* **YOUR INSTRUCTIONS**
Each line below is to be written out in full, exactly as shown.

═══ SUPPLIED DATA

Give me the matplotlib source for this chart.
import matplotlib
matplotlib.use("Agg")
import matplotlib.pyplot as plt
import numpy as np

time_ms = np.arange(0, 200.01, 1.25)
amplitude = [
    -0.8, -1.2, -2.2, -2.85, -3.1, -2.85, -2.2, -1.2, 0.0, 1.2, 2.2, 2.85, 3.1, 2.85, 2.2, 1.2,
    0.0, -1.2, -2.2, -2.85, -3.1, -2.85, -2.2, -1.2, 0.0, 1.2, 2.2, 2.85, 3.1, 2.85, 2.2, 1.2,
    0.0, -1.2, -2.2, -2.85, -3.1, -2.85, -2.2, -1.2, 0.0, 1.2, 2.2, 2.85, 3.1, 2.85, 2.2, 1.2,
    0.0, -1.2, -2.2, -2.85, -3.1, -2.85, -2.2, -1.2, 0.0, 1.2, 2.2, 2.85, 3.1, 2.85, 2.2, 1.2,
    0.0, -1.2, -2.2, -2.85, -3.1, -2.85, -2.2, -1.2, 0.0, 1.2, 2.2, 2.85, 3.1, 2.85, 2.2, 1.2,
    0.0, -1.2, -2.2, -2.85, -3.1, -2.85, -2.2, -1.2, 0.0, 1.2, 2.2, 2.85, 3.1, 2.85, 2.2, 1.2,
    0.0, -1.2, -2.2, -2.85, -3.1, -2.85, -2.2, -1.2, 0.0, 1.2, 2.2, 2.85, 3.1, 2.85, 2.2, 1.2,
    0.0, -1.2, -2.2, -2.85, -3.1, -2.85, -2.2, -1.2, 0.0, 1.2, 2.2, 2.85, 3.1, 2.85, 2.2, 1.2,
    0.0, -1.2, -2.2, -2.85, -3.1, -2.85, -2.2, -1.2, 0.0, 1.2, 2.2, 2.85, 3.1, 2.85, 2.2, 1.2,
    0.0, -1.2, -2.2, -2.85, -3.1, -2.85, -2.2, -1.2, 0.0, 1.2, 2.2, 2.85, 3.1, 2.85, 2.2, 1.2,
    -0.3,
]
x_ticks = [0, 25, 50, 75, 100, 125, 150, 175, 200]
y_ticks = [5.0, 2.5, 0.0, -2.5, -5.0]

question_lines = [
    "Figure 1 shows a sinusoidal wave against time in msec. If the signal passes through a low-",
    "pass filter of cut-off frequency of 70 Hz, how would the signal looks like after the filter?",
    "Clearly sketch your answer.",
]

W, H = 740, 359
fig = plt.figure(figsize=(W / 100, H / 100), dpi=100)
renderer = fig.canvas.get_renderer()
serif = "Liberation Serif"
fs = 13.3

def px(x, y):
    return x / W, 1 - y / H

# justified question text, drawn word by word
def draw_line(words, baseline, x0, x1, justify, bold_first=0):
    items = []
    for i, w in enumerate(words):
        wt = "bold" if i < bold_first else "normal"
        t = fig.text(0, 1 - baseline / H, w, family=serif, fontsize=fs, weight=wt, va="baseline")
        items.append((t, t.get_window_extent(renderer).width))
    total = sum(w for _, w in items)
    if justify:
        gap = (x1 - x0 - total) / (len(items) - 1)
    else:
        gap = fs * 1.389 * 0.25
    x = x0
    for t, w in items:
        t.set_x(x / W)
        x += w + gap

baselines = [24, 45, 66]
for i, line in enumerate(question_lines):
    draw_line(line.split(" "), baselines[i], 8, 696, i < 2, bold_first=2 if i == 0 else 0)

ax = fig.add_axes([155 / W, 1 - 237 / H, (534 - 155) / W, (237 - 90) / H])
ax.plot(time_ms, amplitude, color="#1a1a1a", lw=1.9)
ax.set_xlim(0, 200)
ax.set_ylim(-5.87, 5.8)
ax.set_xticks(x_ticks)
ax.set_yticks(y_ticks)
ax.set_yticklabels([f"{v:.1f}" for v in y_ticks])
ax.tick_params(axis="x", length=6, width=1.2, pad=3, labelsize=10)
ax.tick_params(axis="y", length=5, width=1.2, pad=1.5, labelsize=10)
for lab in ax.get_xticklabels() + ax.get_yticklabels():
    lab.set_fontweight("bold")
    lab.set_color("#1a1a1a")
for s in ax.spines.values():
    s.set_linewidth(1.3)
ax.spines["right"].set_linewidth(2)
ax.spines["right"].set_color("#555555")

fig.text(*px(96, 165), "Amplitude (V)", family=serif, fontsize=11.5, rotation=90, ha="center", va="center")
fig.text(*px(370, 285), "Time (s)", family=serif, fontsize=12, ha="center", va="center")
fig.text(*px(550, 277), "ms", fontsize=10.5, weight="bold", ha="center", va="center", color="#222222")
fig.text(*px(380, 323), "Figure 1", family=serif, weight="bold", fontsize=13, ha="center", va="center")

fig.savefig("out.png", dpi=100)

══════

* **SOLUTION**
Give me the matplotlib source for this chart.
import matplotlib
matplotlib.use("Agg")
import matplotlib.pyplot as plt
import numpy as np

time_ms = np.arange(0, 200.01, 1.25)
amplitude = [
    -0.8, -1.2, -2.2, -2.85, -3.1, -2.85, -2.2, -1.2, 0.0, 1.2, 2.2, 2.85, 3.1, 2.85, 2.2, 1.2,
    0.0, -1.2, -2.2, -2.85, -3.1, -2.85, -2.2, -1.2, 0.0, 1.2, 2.2, 2.85, 3.1, 2.85, 2.2, 1.2,
    0.0, -1.2, -2.2, -2.85, -3.1, -2.85, -2.2, -1.2, 0.0, 1.2, 2.2, 2.85, 3.1, 2.85, 2.2, 1.2,
    0.0, -1.2, -2.2, -2.85, -3.1, -2.85, -2.2, -1.2, 0.0, 1.2, 2.2, 2.85, 3.1, 2.85, 2.2, 1.2,
    0.0, -1.2, -2.2, -2.85, -3.1, -2.85, -2.2, -1.2, 0.0, 1.2, 2.2, 2.85, 3.1, 2.85, 2.2, 1.2,
    0.0, -1.2, -2.2, -2.85, -3.1, -2.85, -2.2, -1.2, 0.0, 1.2, 2.2, 2.85, 3.1, 2.85, 2.2, 1.2,
    0.0, -1.2, -2.2, -2.85, -3.1, -2.85, -2.2, -1.2, 0.0, 1.2, 2.2, 2.85, 3.1, 2.85, 2.2, 1.2,
    0.0, -1.2, -2.2, -2.85, -3.1, -2.85, -2.2, -1.2, 0.0, 1.2, 2.2, 2.85, 3.1, 2.85, 2.2, 1.2,
    0.0, -1.2, -2.2, -2.85, -3.1, -2.85, -2.2, -1.2, 0.0, 1.2, 2.2, 2.85, 3.1, 2.85, 2.2, 1.2,
    0.0, -1.2, -2.2, -2.85, -3.1, -2.85, -2.2, -1.2, 0.0, 1.2, 2.2, 2.85, 3.1, 2.85, 2.2, 1.2,
    -0.3,
]
x_ticks = [0, 25, 50, 75, 100, 125, 150, 175, 200]
y_ticks = [5.0, 2.5, 0.0, -2.5, -5.0]

question_lines = [
    "Figure 1 shows a sinusoidal wave against time in msec. If the signal passes through a low-",
    "pass filter of cut-off frequency of 70 Hz, how would the signal looks like after the filter?",
    "Clearly sketch your answer.",
]

W, H = 740, 359
fig = plt.figure(figsize=(W / 100, H / 100), dpi=100)
renderer = fig.canvas.get_renderer()
serif = "Liberation Serif"
fs = 13.3

def px(x, y):
    return x / W, 1 - y / H

# justified question text, drawn word by word
def draw_line(words, baseline, x0, x1, justify, bold_first=0):
    items = []
    for i, w in enumerate(words):
        wt = "bold" if i < bold_first else "normal"
        t = fig.text(0, 1 - baseline / H, w, family=serif, fontsize=fs, weight=wt, va="baseline")
        items.append((t, t.get_window_extent(renderer).width))
    total = sum(w for _, w in items)
    if justify:
        gap = (x1 - x0 - total) / (len(items) - 1)
    else:
        gap = fs * 1.389 * 0.25
    x = x0
    for t, w in items:
        t.set_x(x / W)
        x += w + gap

baselines = [24, 45, 66]
for i, line in enumerate(question_lines):
    draw_line(line.split(" "), baselines[i], 8, 696, i < 2, bold_first=2 if i == 0 else 0)

ax = fig.add_axes([155 / W, 1 - 237 / H, (534 - 155) / W, (237 - 90) / H])
ax.plot(time_ms, amplitude, color="#1a1a1a", lw=1.9)
ax.set_xlim(0, 200)
ax.set_ylim(-5.87, 5.8)
ax.set_xticks(x_ticks)
ax.set_yticks(y_ticks)
ax.set_yticklabels([f"{v:.1f}" for v in y_ticks])
ax.tick_params(axis="x", length=6, width=1.2, pad=3, labelsize=10)
ax.tick_params(axis="y", length=5, width=1.2, pad=1.5, labelsize=10)
for lab in ax.get_xticklabels() + ax.get_yticklabels():
    lab.set_fontweight("bold")
    lab.set_color("#1a1a1a")
for s in ax.spines.values():
    s.set_linewidth(1.3)
ax.spines["right"].set_linewidth(2)
ax.spines["right"].set_color("#555555")

fig.text(*px(96, 165), "Amplitude (V)", family=serif, fontsize=11.5, rotation=90, ha="center", va="center")
fig.text(*px(370, 285), "Time (s)", family=serif, fontsize=12, ha="center", va="center")
fig.text(*px(550, 277), "ms", fontsize=10.5, weight="bold", ha="center", va="center", color="#222222")
fig.text(*px(380, 323), "Figure 1", family=serif, weight="bold", fontsize=13, ha="center", va="center")

fig.savefig("out.png", dpi=100)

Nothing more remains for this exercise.